[GIVEN INSTRUCTION]: In the records below, reproduce exactly the lines from the one containing "Rebuild this chart" through the one containing "C. High financail", both included, and omit the pictures.
>> START DATASET RECORDS
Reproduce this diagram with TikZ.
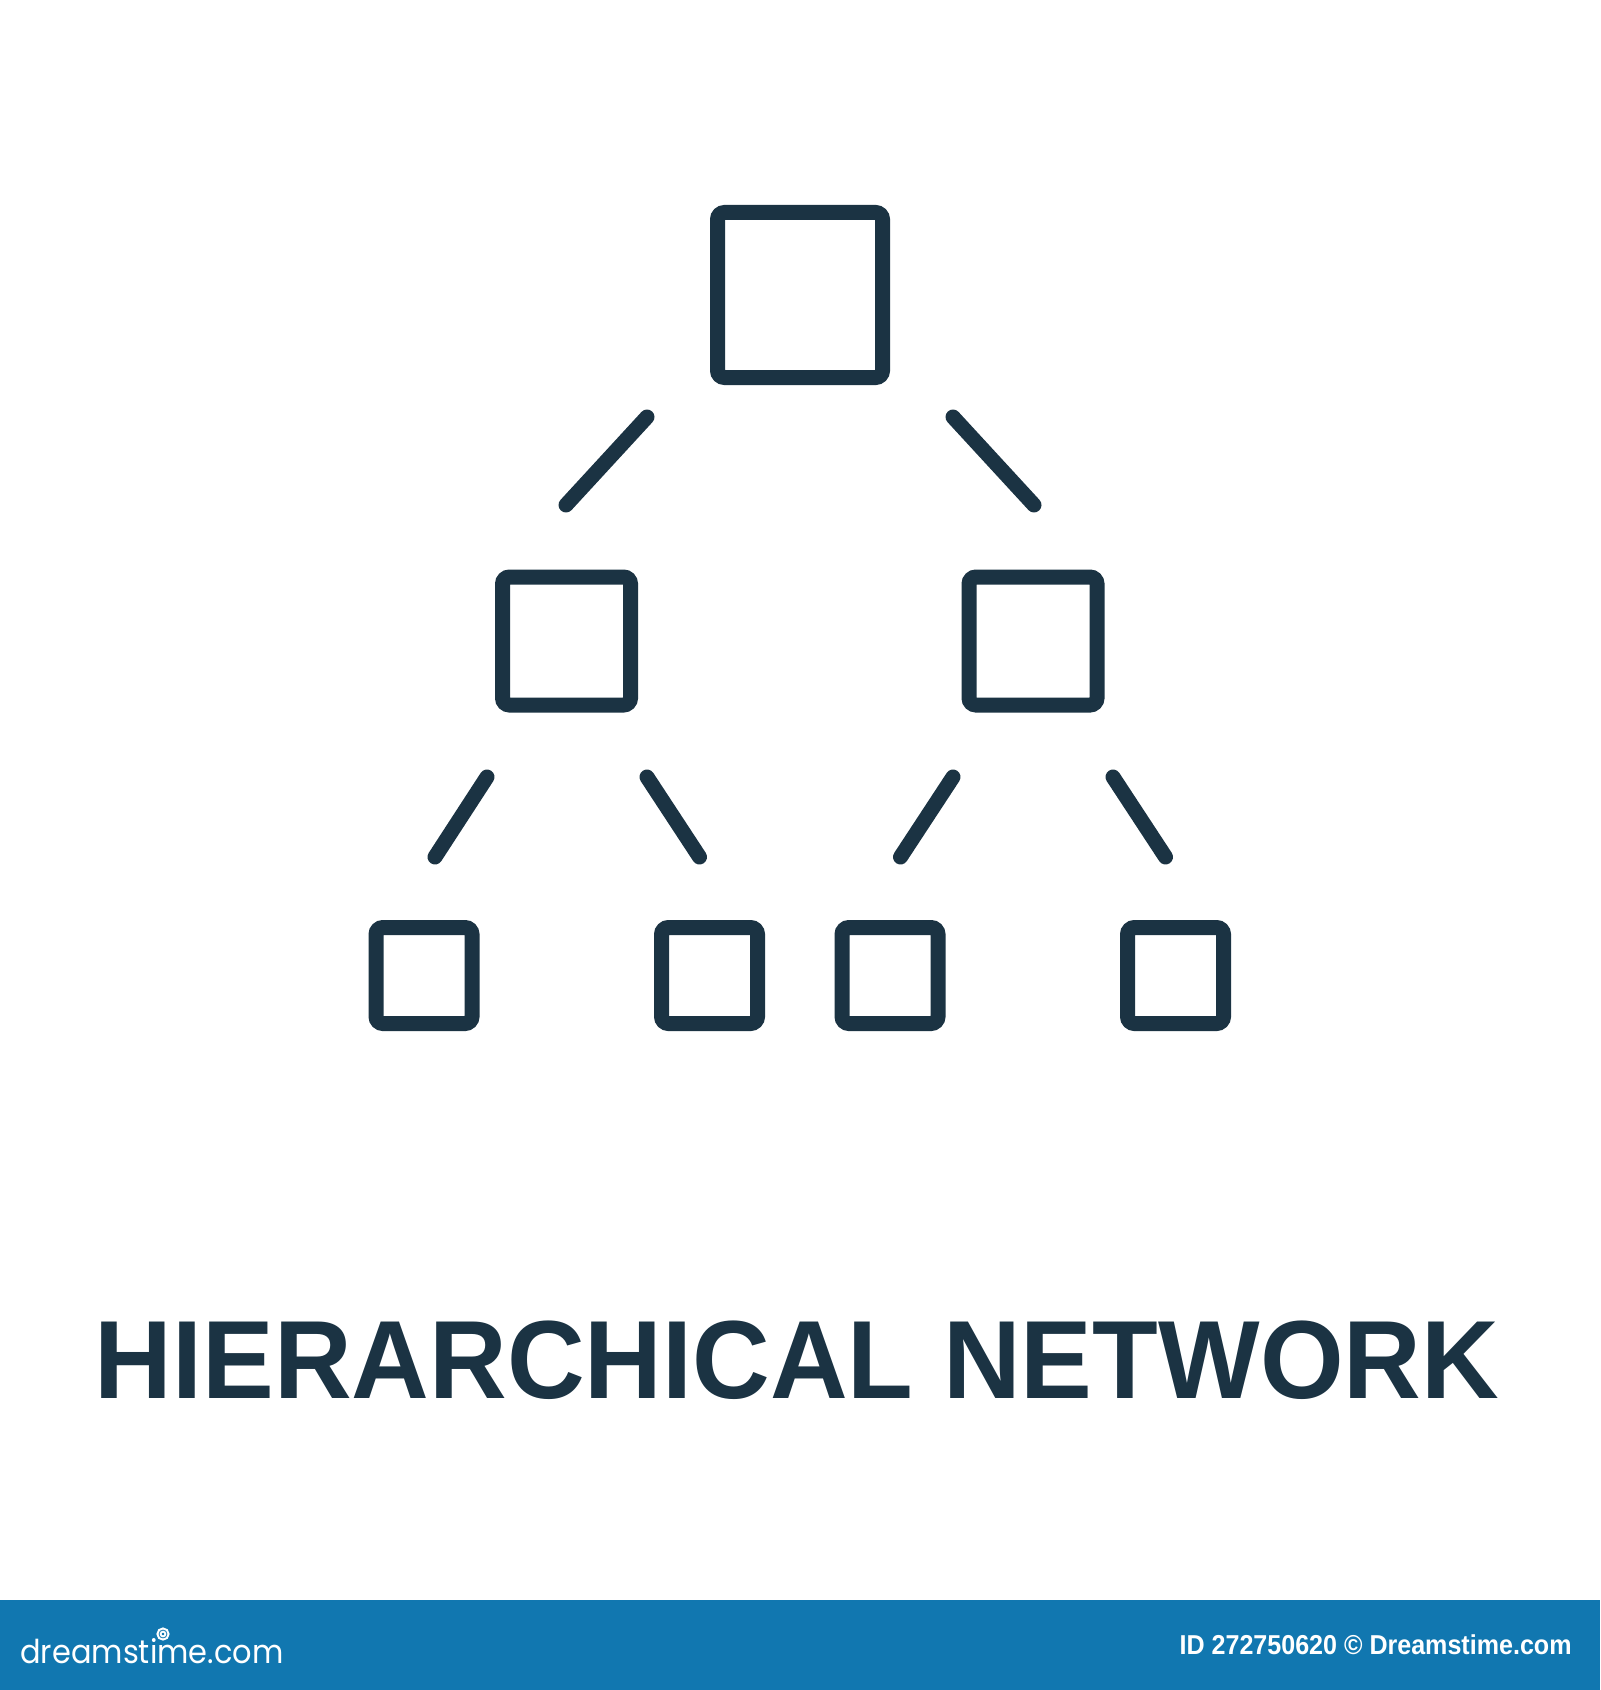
\documentclass[tikz,border=0pt]{standalone}
\usepackage{fontspec}
\setmainfont{Liberation Sans}
\newfontfamily\logofont{Poppins}
\definecolor{navy}{RGB}{27,51,67}
\definecolor{barblue}{RGB}{17,119,176}
\begin{document}
\begin{tikzpicture}[x=0.5pt,y=-0.5pt,
  box/.style={draw=navy, line width=7.5pt, rounded corners=3.5pt, inner sep=0pt, minimum size=#1},
  link/.style={draw=navy, line width=7.5pt, line cap=round}]
\useasboundingbox (0,0) rectangle (1600,1690);
\fill[white] (0,0) rectangle (1600,1690);
\fill[barblue] (0,1600) rectangle (1600,1690);
% boxes
\node[box=82.5pt] (top) at (800,295) {};
\node[box=64pt] (ml) at (566.5,641) {};
\node[box=64pt] (mr) at (1033,641) {};
\node[box=48pt] (b1) at (424,975.5) {};
\node[box=48pt] (b2) at (709.5,975.5) {};
\node[box=48pt] (b3) at (890,975.5) {};
\node[box=48pt] (b4) at (1175.5,975.5) {};
% connector ends
\coordinate (l1a) at (647,417);   \coordinate (l1b) at (566,505);
\coordinate (l2a) at (953,417);   \coordinate (l2b) at (1034,505);
\coordinate (l3a) at (487,777);   \coordinate (l3b) at (435,857);
\coordinate (l4a) at (647,777);   \coordinate (l4b) at (699.5,857);
\coordinate (l5a) at (953,777);   \coordinate (l5b) at (900.5,857);
\coordinate (l6a) at (1113,777);  \coordinate (l6b) at (1165.5,857);
\draw[link] (l1a) -- (l1b);
\draw[link] (l2a) -- (l2b);
\draw[link] (l3a) -- (l3b);
\draw[link] (l4a) -- (l4b);
\draw[link] (l5a) -- (l5b);
\draw[link] (l6a) -- (l6b);
% title
\node[anchor=base, inner sep=0pt, text=navy] (title) at (797,1398)
  {\resizebox{702pt}{38.8pt}{\bfseries HIERARCHICAL NETWORK}};
% footer
\node[anchor=base west, inner sep=0pt, text=white] (logo) at (20,1663)
  {\resizebox{131.5pt}{12.5pt}{\logofont dreamstime.com}};
\draw[white, line width=1pt] (163,1634) circle[radius=2.8pt];
\draw[white, line width=0.9pt] (163,1634) circle[radius=1.2pt];
\node[anchor=base east, inner sep=0pt, text=white] (id) at (1572,1654)
  {\resizebox{196pt}{9.9pt}{\bfseries ID 272750620 © Dreamstime.com}};
\end{tikzpicture}
\end{document}
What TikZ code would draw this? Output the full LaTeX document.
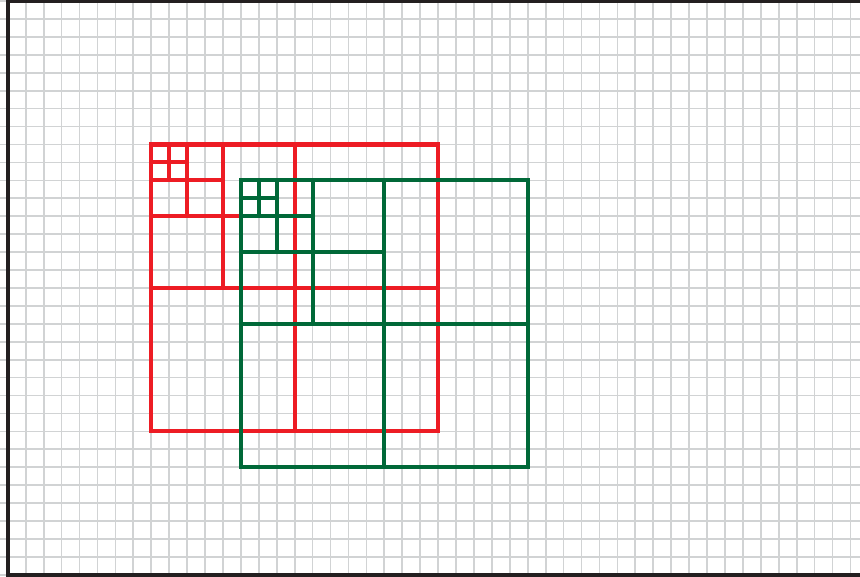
\documentclass[tikz,border=0pt]{standalone}
\definecolor{gridgray}{RGB}{209,211,212}
\definecolor{framebk}{RGB}{35,31,32}
\definecolor{qred}{RGB}{237,28,36}
\definecolor{qgreen}{RGB}{0,104,56}
\tikzset{
  gridline/.style={draw=gridgray,line width=1.35pt},
  frameline/.style={draw=framebk,line width=3.2pt},
  redtree/.style={draw=qred,line width=3.2pt,line cap=rect},
  greentree/.style={draw=qgreen,line width=3.2pt,line cap=rect}
}
\begin{document}
\begin{tikzpicture}[x=0.5cm,y=-0.5cm]
\useasboundingbox (-0.435,-0.059) rectangle (47.53,32.12);
\clip (-0.435,-0.059) rectangle (47.53,32.12);
% grid
\foreach \k in {0,...,48} \draw[gridline] (\k,-1) -- (\k,33);
\foreach \k in {0,...,33} \draw[gridline] (-1,\k) -- (49,\k);
% frame
\draw[frameline] (52,0) -- (0,0) -- (0,32) -- (52,32);
% red quadtree
\draw[redtree] (8,8) rectangle (24,24);
\draw[redtree] (16,8) -- (16,24) (8,16) -- (24,16);
\draw[redtree] (12,8) -- (12,16) (8,12) -- (16,12);
\draw[redtree] (10,8) -- (10,12) (8,10) -- (12,10);
\draw[redtree] (9,8) -- (9,10) (8,9) -- (10,9);
% green quadtree
\draw[greentree] (13,10) rectangle (29,26);
\draw[greentree] (21,10) -- (21,26) (13,18) -- (29,18);
\draw[greentree] (17,10) -- (17,18) (13,14) -- (21,14);
\draw[greentree] (15,10) -- (15,14) (13,12) -- (17,12);
\draw[greentree] (14,10) -- (14,12) (13,11) -- (15,11);
\end{tikzpicture}
\end{document}
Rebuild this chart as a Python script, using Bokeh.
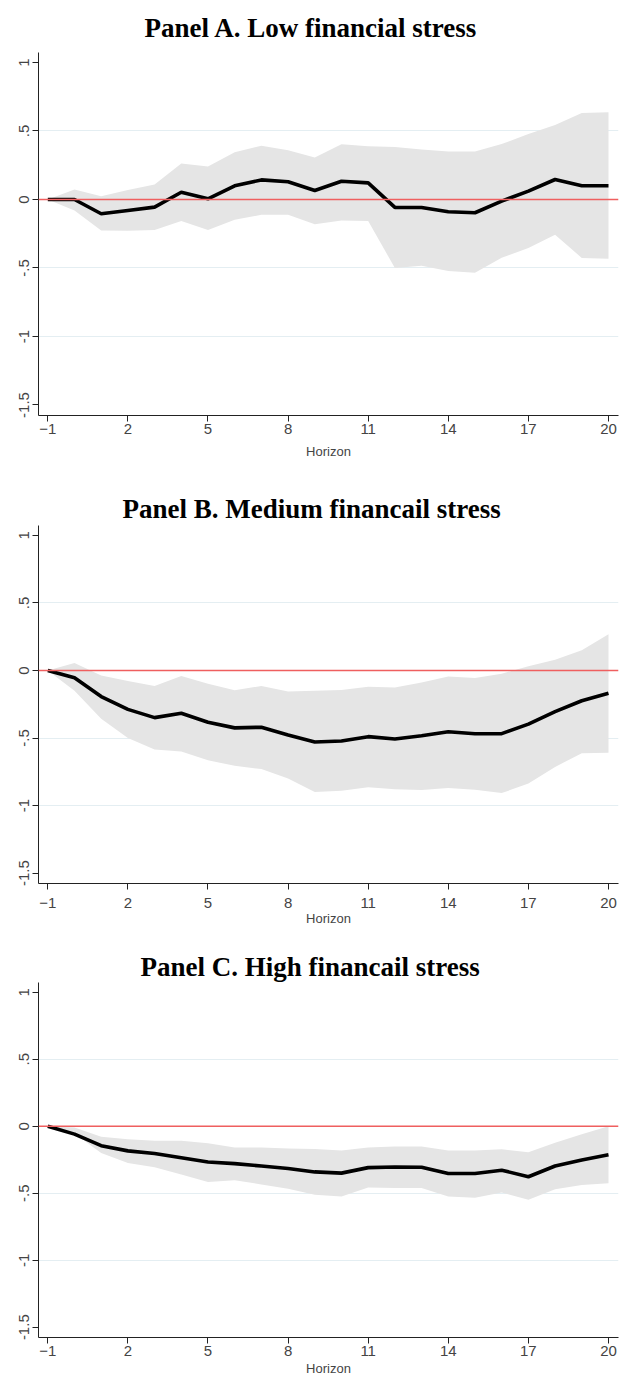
from bokeh.plotting import figure
from bokeh.layouts import column
from bokeh.models import FixedTicker, Span, Range1d
from bokeh.embed import file_html
from bokeh.resources import INLINE

# ---- data ----
horizon = list(range(-1, 21))
x_ticks = [-1, 2, 5, 8, 11, 14, 17, 20]
y_ticks = [1, 0.5, 0, -0.5, -1, -1.5]
y_tick_labels = ["1", ".5", "0", "-.5", "-1", "-1.5"]
grid_ticks = [0.5, 0, -0.5, -1]

titles = ["Panel A. Low financial stress",
          "Panel B. Medium financail stress",
          "Panel C. High financail stress"]

irf_a = [0.0, 0.0, -0.104, -0.08, -0.056, 0.053, 0.005, 0.10, 0.143, 0.129, 0.066,
         0.133, 0.121, -0.058, -0.058, -0.09, -0.097, -0.012, 0.061, 0.146, 0.10, 0.10]
up_a = [0.0, 0.073, 0.024, 0.07, 0.109, 0.262, 0.24, 0.345, 0.393, 0.359, 0.306,
        0.403, 0.388, 0.383, 0.364, 0.35, 0.35, 0.405, 0.478, 0.544, 0.631, 0.636]
lo_a = [0.0, -0.08, -0.226, -0.228, -0.223, -0.158, -0.223, -0.148, -0.112, -0.112, -0.18,
        -0.153, -0.158, -0.5, -0.483, -0.522, -0.534, -0.425, -0.354, -0.257, -0.427, -0.432]

irf_b = [0.0, -0.054, -0.193, -0.288, -0.349, -0.317, -0.383, -0.425, -0.42, -0.478, -0.53,
         -0.522, -0.49, -0.507, -0.483, -0.454, -0.468, -0.468, -0.397, -0.305, -0.224, -0.168]
up_b = [0.0, 0.056, -0.037, -0.078, -0.115, -0.041, -0.098, -0.146, -0.115, -0.156, -0.151,
        -0.144, -0.12, -0.127, -0.09, -0.044, -0.056, -0.024, 0.032, 0.08, 0.149, 0.268]
lo_b = [0.0, -0.151, -0.358, -0.5, -0.585, -0.6, -0.665, -0.706, -0.73, -0.8, -0.9,
        -0.89, -0.865, -0.88, -0.885, -0.87, -0.883, -0.908, -0.837, -0.714, -0.612, -0.609]

irf_c = [0.0, -0.059, -0.145, -0.184, -0.203, -0.235, -0.267, -0.279, -0.297, -0.316, -0.341,
         -0.35, -0.309, -0.304, -0.306, -0.353, -0.353, -0.328, -0.377, -0.297, -0.252, -0.213]
up_c = [0.0, -0.01, -0.078, -0.098, -0.108, -0.108, -0.127, -0.159, -0.159, -0.167, -0.169,
        -0.181, -0.159, -0.152, -0.152, -0.181, -0.181, -0.172, -0.194, -0.123, -0.059, 0.0]
lo_c = [0.0, -0.054, -0.2, -0.275, -0.306, -0.36, -0.417, -0.404, -0.434, -0.466, -0.512,
        -0.525, -0.458, -0.461, -0.461, -0.525, -0.534, -0.495, -0.549, -0.47, -0.439, -0.426]

series = [(irf_a, up_a, lo_a), (irf_b, up_b, lo_b), (irf_c, up_c, lo_c)]

# layout per panel: (height, top border, bottom border, title standoff, title offset,
#                    x label standoff, axis label standoff)
layout = [(489, 52, 74, 19, 106, 2, 7),
          (459, 32, 65, 4, 84, 8, 0),
          (431, 30, 42, 2, 102, 2, 2)]


def make_panel(title, irf, up, lo, h, bt, bb, tstand, toff, lstand, astand):
    p = figure(width=625, height=h, output_backend="svg", toolbar_location=None,
               x_range=Range1d(-1.348, 20.375), y_range=Range1d(-1.577, 1.073),
               min_border_left=38, min_border_right=7,
               min_border_top=bt, min_border_bottom=bb, title=title)
    p.title.text_font = "Liberation Serif"
    p.title.text_font_style = "bold"
    p.title.text_font_size = "27px"
    p.title.text_color = "black"
    p.title.align = "left"
    p.title.offset = toff
    p.title.standoff = tstand
    p.outline_line_color = None
    p.background_fill_color = "white"
    p.border_fill_color = "white"

    p.xgrid.visible = False
    p.ygrid.ticker = FixedTicker(ticks=grid_ticks)
    p.ygrid.grid_line_color = "#e4eef2"
    p.ygrid.grid_line_width = 1

    p.varea(x=horizon, y1=lo, y2=up, fill_color="#e5e5e5", fill_alpha=1.0)
    p.add_layout(Span(location=0, dimension="width", line_color="#ef5f5f", line_width=1.6))
    p.line(horizon, irf, line_color="black", line_width=3.6)

    xa = p.xaxis[0]
    xa.ticker = FixedTicker(ticks=x_ticks)
    xa.axis_label = "Horizon"
    xa.axis_label_text_font = "Liberation Sans"
    xa.axis_label_text_font_size = "13px"
    xa.axis_label_text_font_style = "normal"
    xa.axis_label_standoff = astand
    xa.major_label_text_font = "Liberation Sans"
    xa.major_label_text_font_size = "15px"
    xa.major_label_standoff = lstand
    xa.major_tick_out = 6
    xa.major_tick_in = 0
    xa.minor_tick_out = 0
    xa.minor_tick_in = 0
    xa.axis_line_color = "#222222"
    xa.major_tick_line_color = "#222222"

    ya = p.yaxis[0]
    ya.ticker = FixedTicker(ticks=y_ticks)
    ya.major_label_overrides = {t: l for t, l in zip(y_ticks, y_tick_labels)}
    ya.major_label_orientation = "parallel"
    ya.major_label_text_font = "Liberation Sans"
    ya.major_label_text_font_size = "15px"
    ya.major_label_standoff = 3
    ya.major_tick_out = 6
    ya.major_tick_in = 0
    ya.minor_tick_out = 0
    ya.minor_tick_in = 0
    ya.axis_line_color = "#222222"
    ya.major_tick_line_color = "#222222"
    return p


panels = []
for t, (irf, up, lo), (h, bt, bb, ts, to, ls, ast) in zip(titles, series, layout):
    panels.append(make_panel(t, irf, up, lo, h, bt, bb, ts, to, ls, ast))

page = column(*panels, spacing=0)
open("out.html", "w").write(file_html(page, INLINE))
>> END DATASET RECORDS
[RESULT OF THIS EXERCISE]:
Rebuild this chart as a Python script, using Bokeh.
from bokeh.plotting import figure
from bokeh.layouts import column
from bokeh.models import FixedTicker, Span, Range1d
from bokeh.embed import file_html
from bokeh.resources import INLINE

# ---- data ----
horizon = list(range(-1, 21))
x_ticks = [-1, 2, 5, 8, 11, 14, 17, 20]
y_ticks = [1, 0.5, 0, -0.5, -1, -1.5]
y_tick_labels = ["1", ".5", "0", "-.5", "-1", "-1.5"]
grid_ticks = [0.5, 0, -0.5, -1]

titles = ["Panel A. Low financial stress",
          "Panel B. Medium financail stress",
          "Panel C. High financail stress"]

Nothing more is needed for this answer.